GENEVA (Kyodo) The World Trade Organization decided Monday to create a dispute settlement panel for an ongoing row between Japan and South Korea over nori trade.

It will be the first time the WTO’s Dispute Settlement Body has set up a panel on a trade row involving Japan based on a request by Seoul, according to WTO officials.

South Korea filed a complaint in December with the WTO regarding Japan’s nori trade policy, claiming the import quota on the product violates WTO trade rules.

Talks between the two nations on concluding a free-trade agreement by the end of this year have stalled, and the latest development in the nori issue doesn’t make things easier for negotiators.

Furthermore, it threatens to become a new source of contention between Japan and South Korea at a time when bilateral relations have soured.

Seoul has protested an ordinance passed last week in Shimane Prefecture that designates a commemorative day for Takeshima, two South Korea-controlled islets in the Sea of Japan claimed by Japan.

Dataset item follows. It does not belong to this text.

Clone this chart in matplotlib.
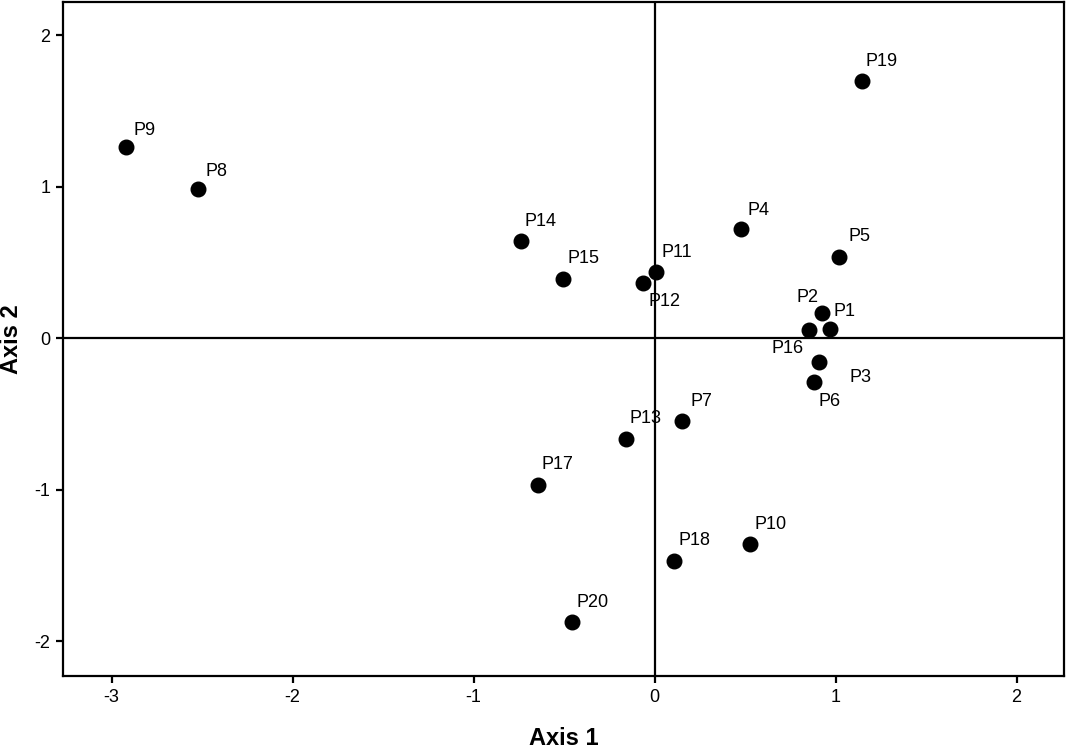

Tokyo has designated South Korea as the sole exporter of the edible seaweed to Japan since the two countries normalized diplomatic ties in 1965.

It has maintained its import quota system to protect domestic producers. While Japanese producers ship about 10 billion sheets of nori annually, the import quota for South Korea was set at 240 million sheets last year. One sheet measures 19 cm × 21 cm.

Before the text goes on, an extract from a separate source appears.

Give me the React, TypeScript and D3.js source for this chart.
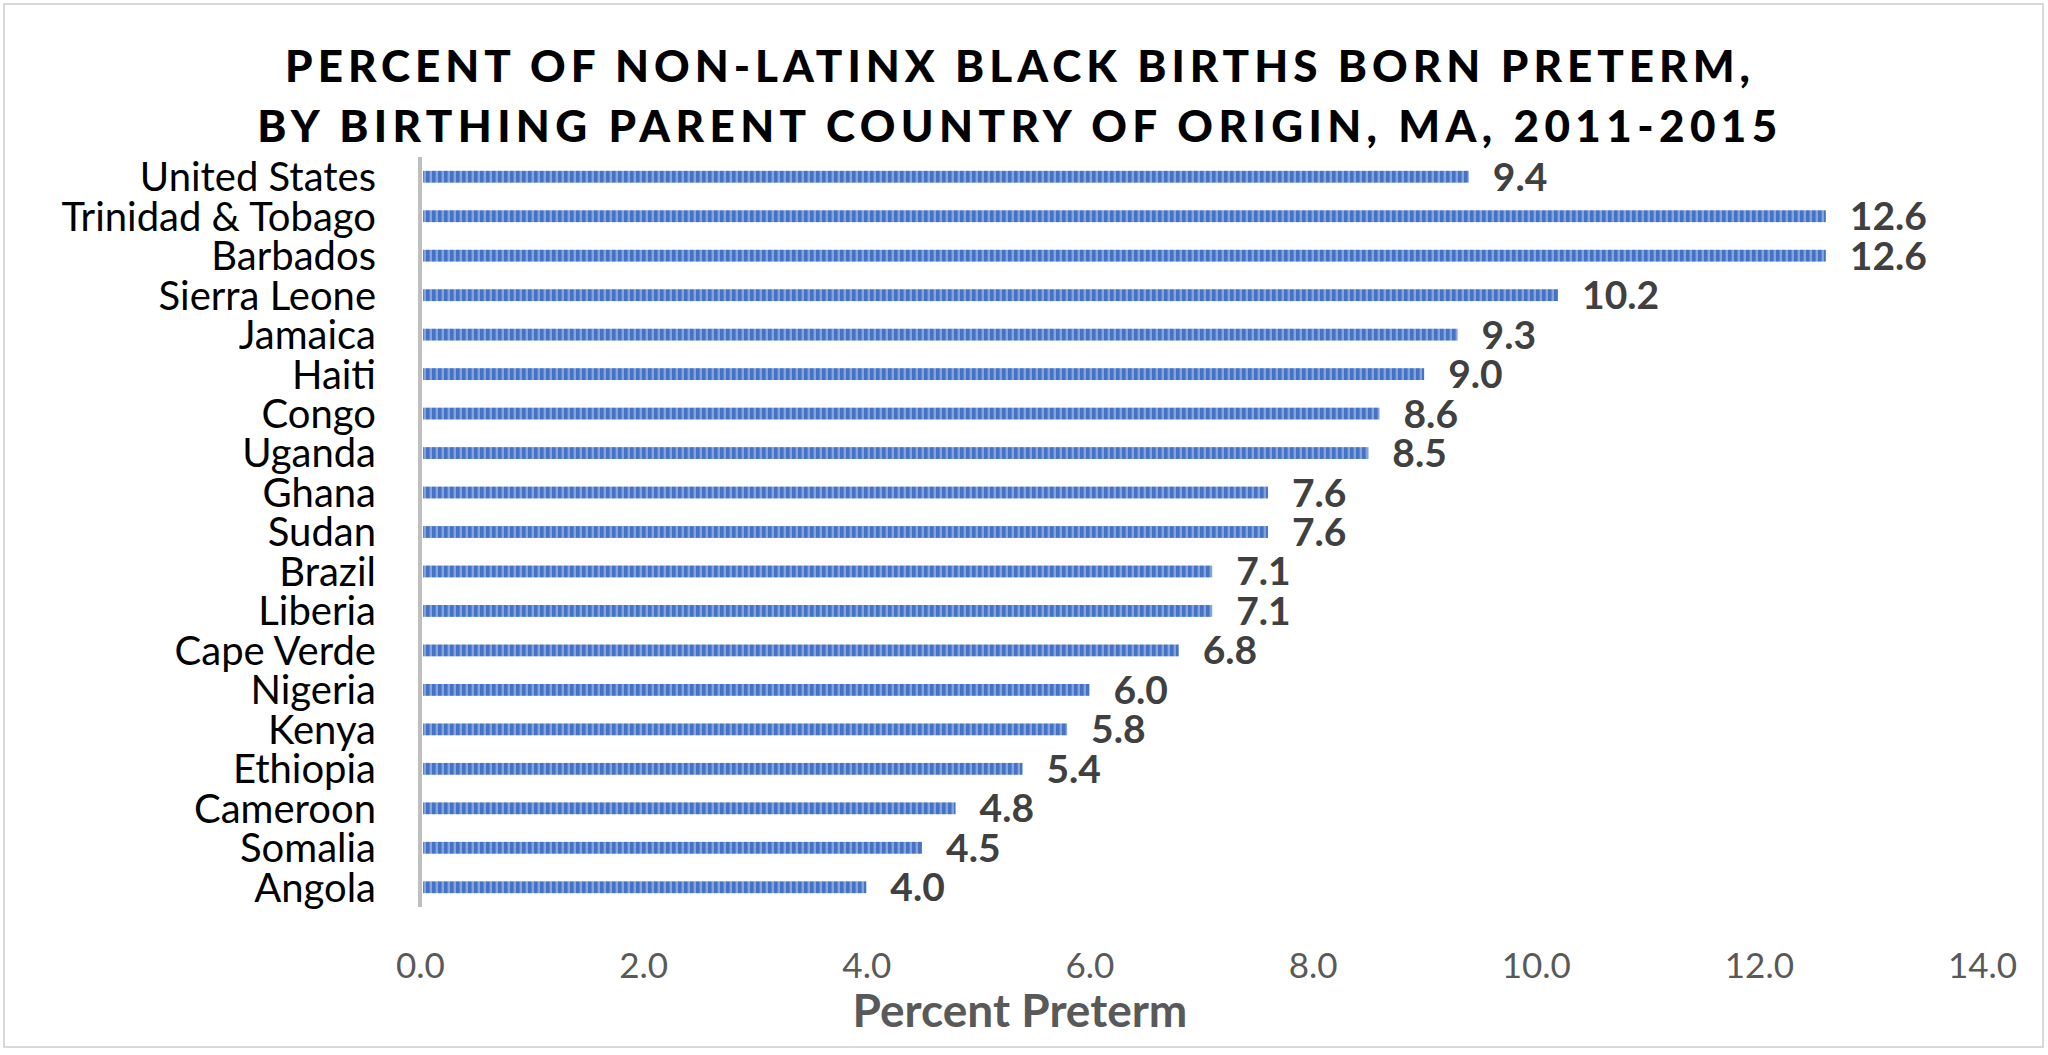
import { useRef, useEffect } from 'react';
import * as d3 from 'd3';

const countries = [
  'United States',
  'Trinidad & Tobago',
  'Barbados',
  'Sierra Leone',
  'Jamaica',
  'Haiti',
  'Congo',
  'Uganda',
  'Ghana',
  'Sudan',
  'Brazil',
  'Liberia',
  'Cape Verde',
  'Nigeria',
  'Kenya',
  'Ethiopia',
  'Cameroon',
  'Somalia',
  'Angola',
];

const pctPreterm = [9.4, 12.6, 12.6, 10.2, 9.3, 9.0, 8.6, 8.5, 7.6, 7.6, 7.1, 7.1, 6.8, 6.0, 5.8, 5.4, 4.8, 4.5, 4.0];

const xTicks = [0, 2, 4, 6, 8, 10, 12, 14];

const titleLines = [
  'PERCENT OF NON-LATINX BLACK BIRTHS BORN PRETERM,',
  'BY BIRTHING PARENT COUNTRY OF ORIGIN, MA, 2011-2015',
];

const WIDTH = 2048;
const HEIGHT = 1055;
const FONT = 'Lato, "Open Sans", sans-serif';

export default function App() {
  const svgRef = useRef<SVGSVGElement>(null);

  useEffect(() => {
    if (!svgRef.current) return;
    const svg = d3.select(svgRef.current);
    svg.selectAll('*').remove();

    const margin = { top: 157, right: 66, bottom: 150, left: 420 };

    const xScale = d3.scaleLinear().domain([0, 14]).range([margin.left, WIDTH - margin.right]);
    const yScale = d3
      .scaleBand<string>()
      .domain(countries)
      .range([margin.top, HEIGHT - margin.bottom + 2])
      .paddingInner(0.7)
      .paddingOuter(0.35);

    // striped fill like the Excel pattern
    const defs = svg.append('defs');
    const pat = defs
      .append('pattern')
      .attr('id', 'stripes')
      .attr('patternUnits', 'userSpaceOnUse')
      .attr('width', 6)
      .attr('height', 20);
    pat.append('rect').attr('width', 6).attr('height', 20).attr('fill', '#86a3dc');
    pat.append('rect').attr('width', 3.6).attr('height', 20).attr('fill', '#4472c4');

    // frame
    svg
      .append('rect')
      .attr('x', 4)
      .attr('y', 4)
      .attr('width', WIDTH - 9)
      .attr('height', HEIGHT - 12)
      .attr('fill', '#fff')
      .attr('stroke', '#d9d9d9')
      .attr('stroke-width', 2);

    // title
    svg
      .append('g')
      .selectAll('text')
      .data(titleLines)
      .enter()
      .append('text')
      .attr('x', 1020)
      .attr('y', (_, i) => 82 + i * 60)
      .attr('text-anchor', 'middle')
      .attr('font-family', FONT)
      .attr('font-weight', 900)
      .attr('font-size', '44px')
      .attr('letter-spacing', (_, i) => (i === 0 ? '5px' : '5.4px'))
      .attr('fill', '#000')
      .text((d) => d);

    // bars
    svg
      .append('g')
      .selectAll('rect')
      .data(countries)
      .enter()
      .append('rect')
      .attr('x', xScale(0) + 3)
      .attr('y', (d) => yScale(d) || 0)
      .attr('height', yScale.bandwidth())
      .attr('width', (_, i) => xScale(pctPreterm[i]) - xScale(0) - 3)
      .attr('fill', 'url(#stripes)');

    // value labels
    svg
      .append('g')
      .selectAll('text')
      .data(countries)
      .enter()
      .append('text')
      .attr('x', (_, i) => xScale(pctPreterm[i]) + 24)
      .attr('y', (d) => (yScale(d) || 0) + yScale.bandwidth() / 2 + 14)
      .attr('font-family', FONT)
      .attr('font-weight', 700)
      .attr('font-size', '39px')
      .attr('fill', '#404040')
      .text((_, i) => pctPreterm[i].toFixed(1));

    // y axis
    const yAxis = svg
      .append('g')
      .attr('transform', `translate(${xScale(0)},0)`)
      .call(d3.axisLeft(yScale).tickSize(0).tickPadding(44));
    yAxis.select('.domain').remove();
    yAxis.append('line')
      .attr('x1', 0)
      .attr('x2', 0)
      .attr('y1', margin.top)
      .attr('y2', HEIGHT - margin.bottom + 2)
      .attr('stroke', '#bfbfbf')
      .attr('stroke-width', 4);
    yAxis
      .selectAll('.tick text')
      .attr('font-family', FONT)
      .attr('font-size', '40px')
      .attr('fill', '#000')
      .attr('dy', '0.36em');

    // x axis (labels only)
    const xAxis = svg
      .append('g')
      .attr('transform', `translate(0,${HEIGHT - margin.bottom + 2})`)
      .call(
        d3
          .axisBottom(xScale)
          .tickValues(xTicks)
          .tickSize(0)
          .tickPadding(46)
          .tickFormat((d) => (d as number).toFixed(1))
      );
    xAxis.select('.domain').remove();
    xAxis
      .selectAll('.tick text')
      .attr('font-family', FONT)
      .attr('font-size', '35px')
      .attr('fill', '#595959');

    // x axis title
    svg
      .append('text')
      .attr('x', 1020)
      .attr('y', 1027)
      .attr('text-anchor', 'middle')
      .attr('font-family', FONT)
      .attr('font-weight', 700)
      .attr('font-size', '46px')
      .attr('fill', '#595959')
      .text('Percent Preterm');
  }, []);

  return (
    <div style={{ position: 'absolute', left: 0, top: 0, background: '#fff' }}>
      <svg ref={svgRef} width={WIDTH} height={HEIGHT} style={{ display: 'block' }} />
    </div>
  );
}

But after the system was criticized by China as being inconsistent with WTO rules, Japan decided in October to allow China to export its nori to Japan starting in fiscal 2005, which begins April 1, while maintaining the current quota system.

Chinese nori is about half the price of domestic and South Korean nori. South Korea, which fears that its slice of the Japanese market will be ravaged by the Chinese, accused Japan of not responding to its calls for an increase in its quota and brought the matter to the WTO.

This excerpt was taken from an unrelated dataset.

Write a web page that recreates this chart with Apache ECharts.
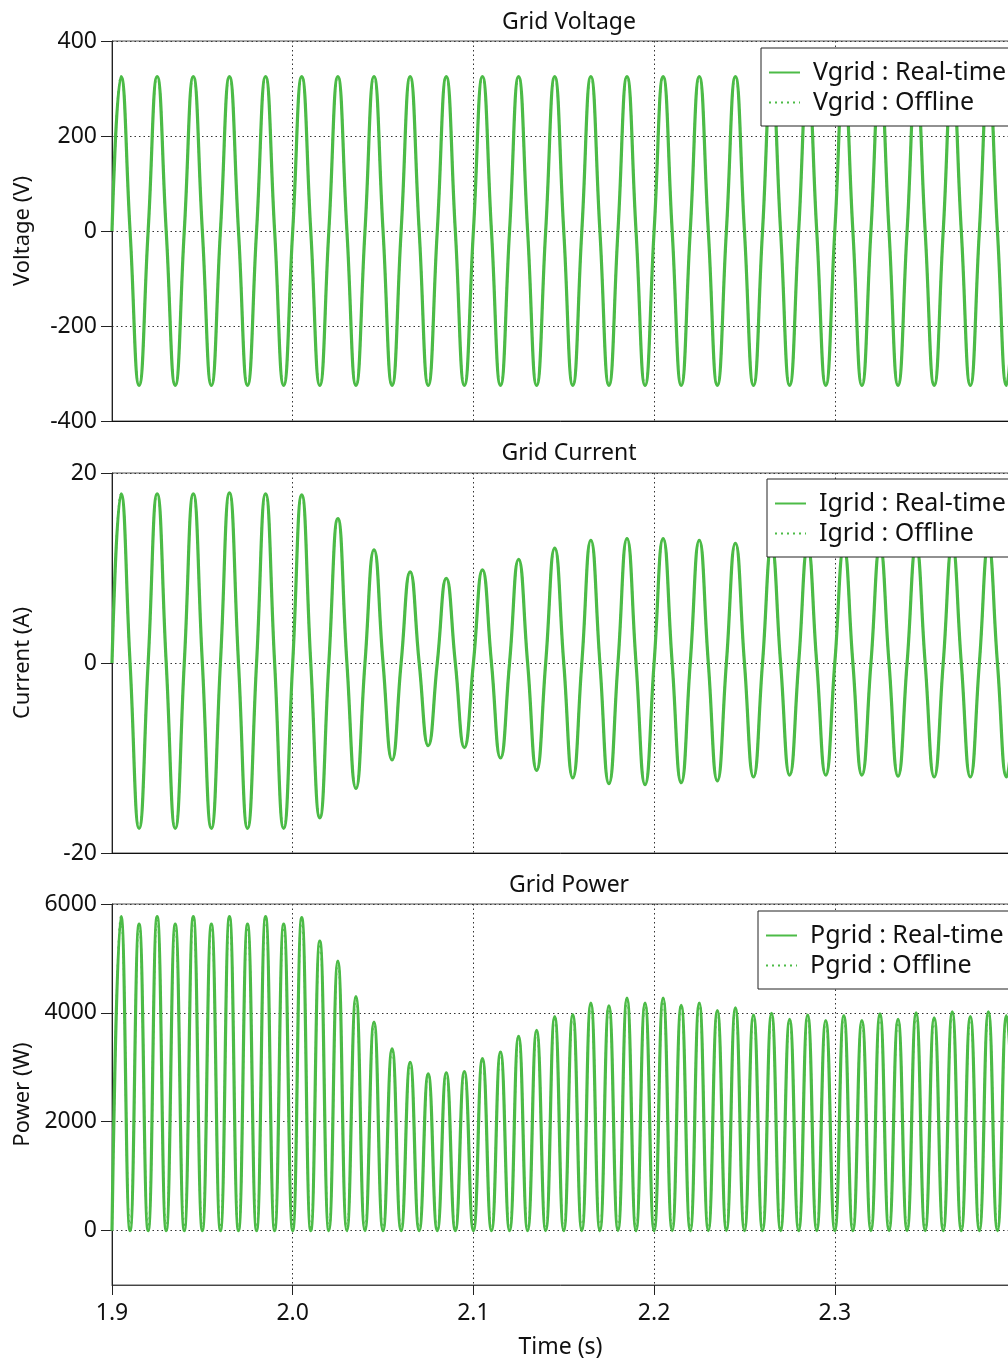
<!DOCTYPE html>
<html><head><meta charset="utf-8">
<script src="https://cdn.jsdelivr.net/npm/echarts@6/dist/echarts.min.js"></script>
<style>html,body{margin:0;padding:0;background:#fff}#c{width:1008px;height:1363px}</style>
</head><body><div id="c"></div>
<script>
// Time base: zero crossings every half cycle (50 Hz grid), extrema in between
const tStart = 1.9;
const halfCycle = 0.01;
const tEnd = 2.4;

// Voltage extrema (V): positive peaks at 1.905 + 0.02k, troughs at 1.915 + 0.02k
const vPeaks = [325,325,325,325,325,325,325,325,325,325,325,325,325,325,325,325,325,325,325,325,325,325,325,325,325];
const vTroughs = [-325,-325,-325,-325,-325,-325,-325,-325,-325,-325,-325,-325,-325,-325,-325,-325,-325,-325,-325,-325,-325,-325,-325,-325,-325];

// Current extrema (A)
const iPeaks = [17.8,17.8,17.8,17.9,17.8,17.7,15.2,11.9,9.6,8.9,9.8,10.9,12.1,12.9,13.1,13.1,12.9,12.6,12.3,12.2,12.1,12.2,12.3,12.4,12.4];
const iTroughs = [-17.4,-17.4,-17.4,-17.4,-17.4,-16.3,-13.2,-10.2,-8.7,-8.9,-10.0,-11.3,-12.1,-12.7,-12.8,-12.6,-12.4,-12.0,-11.8,-11.8,-11.8,-11.9,-12.0,-12.0,-12.0];

// Power peaks (W) at 1.905 + 0.01k, zeros at 1.9 + 0.01k
const pPeaks = [5770,5630,5770,5630,5770,5630,5770,5630,5770,5630,
                5750,5320,4950,4300,3830,3340,3090,2880,2900,2920,
                3160,3280,3570,3680,3930,3970,4180,4130,4270,4180,
                4270,4140,4180,4040,4090,3960,3990,3880,3960,3860,
                3950,3860,3980,3880,4000,3910,4020,3930,4020,3950];

const vTicks = [-400,-200,0,200,400];
const iTicks = [-20,0,20];
const pTicks = [0,2000,4000,6000];
const xTickStep = 0.1;

function acWave(peaks, troughs) {
  const d = [];
  const n = peaks.length + troughs.length;
  for (let k = 0; k < n; k++) {
    const t = tStart + k * halfCycle;
    d.push([+t.toFixed(4), 0]);
    const v = (k % 2 === 0) ? peaks[k / 2] : troughs[(k - 1) / 2];
    d.push([+(t + halfCycle / 2).toFixed(4), v]);
  }
  d.push([tEnd, 0]);
  return d;
}
function powerWave(peaks) {
  const d = [];
  for (let k = 0; k < peaks.length; k++) {
    const t = tStart + k * halfCycle;
    d.push([+t.toFixed(4), 0]);
    d.push([+(t + halfCycle / 2).toFixed(4), peaks[k]]);
  }
  d.push([tEnd, 0]);
  return d;
}

const vData = acWave(vPeaks, vTroughs);
const iData = acWave(iPeaks, iTroughs);
const pData = powerWave(pPeaks);

const GREEN = '#4cbb47';
const FONT = "'Noto Sans', sans-serif";
const xMax = 2.3964;

function xAxis(gi, last) {
  return {
    type: 'value', gridIndex: gi, min: tStart, max: xMax, interval: xTickStep,
    axisLine: { show: true, onZero: false, lineStyle: { color: last ? '#444' : '#111', width: 1 } },
    axisTick: { show: last, inside: false, length: 10, lineStyle: { color: '#222' } },
    axisLabel: {
      show: last, margin: 17, fontSize: 23, color: '#111', fontFamily: FONT,
      formatter: v => (Math.abs(v * 10 - Math.round(v * 10)) > 1e-6 ? '' : v.toFixed(1))
    },
    splitLine: { show: true, lineStyle: { type: [1.5, 3], color: '#333', width: 1 } },
    name: last ? 'Time (s)' : '', nameLocation: 'middle', nameGap: 51,
    nameTextStyle: { fontSize: 23, color: '#111', fontFamily: FONT }
  };
}
function yAxis(gi, name, min, max, ticks) {
  return {
    type: 'value', gridIndex: gi, min: min, max: max,
    name: name, nameLocation: 'middle', nameGap: 78,
    nameTextStyle: { fontSize: 22, color: '#111', fontFamily: FONT },
    axisLine: { show: true, onZero: false, lineStyle: { color: '#222' } },
    axisTick: { show: true, inside: false, length: 11, customValues: ticks, lineStyle: { color: '#222' } },
    axisLabel: { customValues: ticks, margin: 15, fontSize: 23, color: '#111', fontFamily: FONT,
      formatter: v => String(v) },
    splitLine: { show: true, lineStyle: { type: [1.5, 3], color: '#333', width: 1 } }
  };
}
function legend(left, top, names) {
  return {
    orient: 'vertical', left: left, top: top, data: names, selectedMode: false,
    backgroundColor: '#fff', borderColor: '#222', borderWidth: 1,
    padding: [12, 20, 11, 7], itemGap: 5, itemWidth: 31, itemHeight: 14,
    itemStyle: { color: 'rgba(0,0,0,0)', borderWidth: 0, opacity: 0 },
    textStyle: { fontSize: 25, color: '#111', fontFamily: FONT, padding: [0, 0, 0, 8] }
  };
}
function series(name, gi, data, dotted) {
  return {
    name: name, type: 'line', xAxisIndex: gi, yAxisIndex: gi, data: data,
    smooth: 0.5, showSymbol: false, symbol: 'none', animation: false, clip: true,
    lineStyle: dotted ? { color: GREEN, width: 2, type: [2, 4] } : { color: GREEN, width: 3.2 },
    itemStyle: { color: GREEN }
  };
}
const gridBase = { left: 112, right: -1, show: true, borderColor: '#555', borderWidth: 1, backgroundColor: 'transparent', containLabel: false, outerBoundsMode: 'none' };

const chart = echarts.init(document.getElementById('c'), null, { renderer: 'canvas' });
chart.setOption({
  animation: false,
  backgroundColor: '#fff',
  title: [
    { text: 'Grid Voltage', left: 564, top: 6, textAlign: 'center', textStyle: { fontSize: 23, fontWeight: 'normal', color: '#111', fontFamily: FONT } },
    { text: 'Grid Current', left: 564, top: 437, textAlign: 'center', textStyle: { fontSize: 23, fontWeight: 'normal', color: '#111', fontFamily: FONT } },
    { text: 'Grid Power', left: 564, top: 869, textAlign: 'center', textStyle: { fontSize: 23, fontWeight: 'normal', color: '#111', fontFamily: FONT } }
  ],
  grid: [
    Object.assign({}, gridBase, { top: 41, height: 380 }),
    Object.assign({}, gridBase, { top: 473, height: 380 }),
    Object.assign({}, gridBase, { top: 904, height: 381 })
  ],
  xAxis: [xAxis(0, false), xAxis(1, false), xAxis(2, true)],
  yAxis: [
    yAxis(0, 'Voltage (V)', -400, 400, vTicks),
    yAxis(1, 'Current (A)', -20, 20, iTicks),
    yAxis(2, 'Power (W)', -1000, 6000, pTicks)
  ],
  legend: [
    legend(761, 48, ['Vgrid : Real-time', 'Vgrid : Offline']),
    legend(767, 479, ['Igrid : Real-time', 'Igrid : Offline']),
    legend(758, 911, ['Pgrid : Real-time', 'Pgrid : Offline'])
  ],
  series: [
    series('Vgrid : Real-time', 0, vData, false),
    series('Vgrid : Offline', 0, vData, true),
    series('Igrid : Real-time', 1, iData, false),
    series('Igrid : Offline', 1, iData, true),
    series('Pgrid : Real-time', 2, pData, false),
    series('Pgrid : Offline', 2, pData, true)
  ]
});
</script></body></html>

Japanese government officials say Japan’s quota system does not violate WTO rules. In an effort to defuse the row, Tokyo decided last month to raise the nori import quota for South Korea to 400 million sheets, which Seoul has rejected.

Under the WTO’s dispute settlement mechanism, should either party disagree with the findings of the dispute settlement panel, it can bring its case to an appellate body. The decision reached by this second panel is binding.